Statute of Frauds Consideration
The court further analyzed the implications of the Statute of Frauds, which mandates that certain contracts must be written to be enforceable, particularly those that are not to be performed within one year. In this case, the court observed that the alleged agreement was meant to span a year, thus necessitating a written contract to comply with the statute. The telegrams exchanged between the parties were deemed insufficient to satisfy the requirements of the statute, as they lacked the necessary specificity and clarity regarding the contract's terms. The court noted that important provisions were omitted from the telegrams, which included details about notice requirements and demurrage responsibilities. The absence of these critical elements reinforced the conclusion that the alleged agreement fell within the ambit of the Statute of Frauds, rendering it unenforceable. Therefore, the court ruled that the defendant could not be held liable for breach of contract based on the oral negotiations alone, as they did not meet the legal standards required for enforceability.

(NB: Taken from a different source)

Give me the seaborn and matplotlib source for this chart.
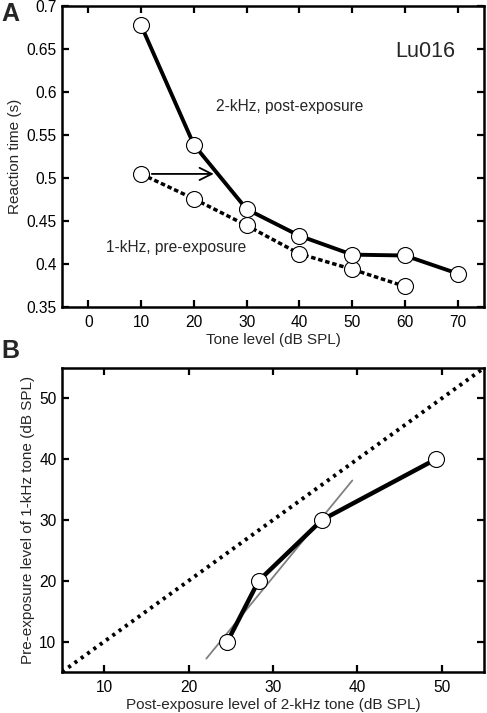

Plaintiff's Breach of Agreement
Additionally, the court highlighted that Brauer's refusal to sign the written contract constituted a breach as well. The proposed written contract contained terms that the defendant insisted upon, which differed from Brauer's understanding of the prior oral agreement. Since both parties had differing interpretations of the terms, the court reasoned that the negotiations had ultimately failed due to a lack of consensus. The plaintiff's insistence on adhering to the oral terms, while simultaneously rejecting the defendant's insistence on a formal written contract, led to an impasse. This situation indicated that both parties were unable to agree on key provisions that were critical to the execution of the contract. Consequently, the court determined that if the telegrams were to be viewed as a contract, Brauer’s refusal to proceed with signing constituted a breach just as much as the defendant's repudiation of the agreement.
Conclusion on Contract Validity
In conclusion, the court affirmed the lower courts' decisions that no valid contract existed between Brauer and the Oceanic Steam Navigation Co. The court's reasoning underscored the necessity of mutual assent and the resolution of essential terms for the formation of a binding contract. It was clear that the oral negotiations had not culminated in a completed agreement, particularly given the expectation of a formal written contract. The court reiterated that the telegrams did not fulfill the requirements for a contract under the Statute of Frauds, nor did they adequately express the essential terms necessary for enforcement. Thus, both the lack of a completed written contract and the conflicting interpretations of the terms led to the dismissal of the plaintiff's claims. The judgment was ultimately affirmed, establishing that the negotiations and communications exchanged did not satisfy the requisite legal standards for a binding contract.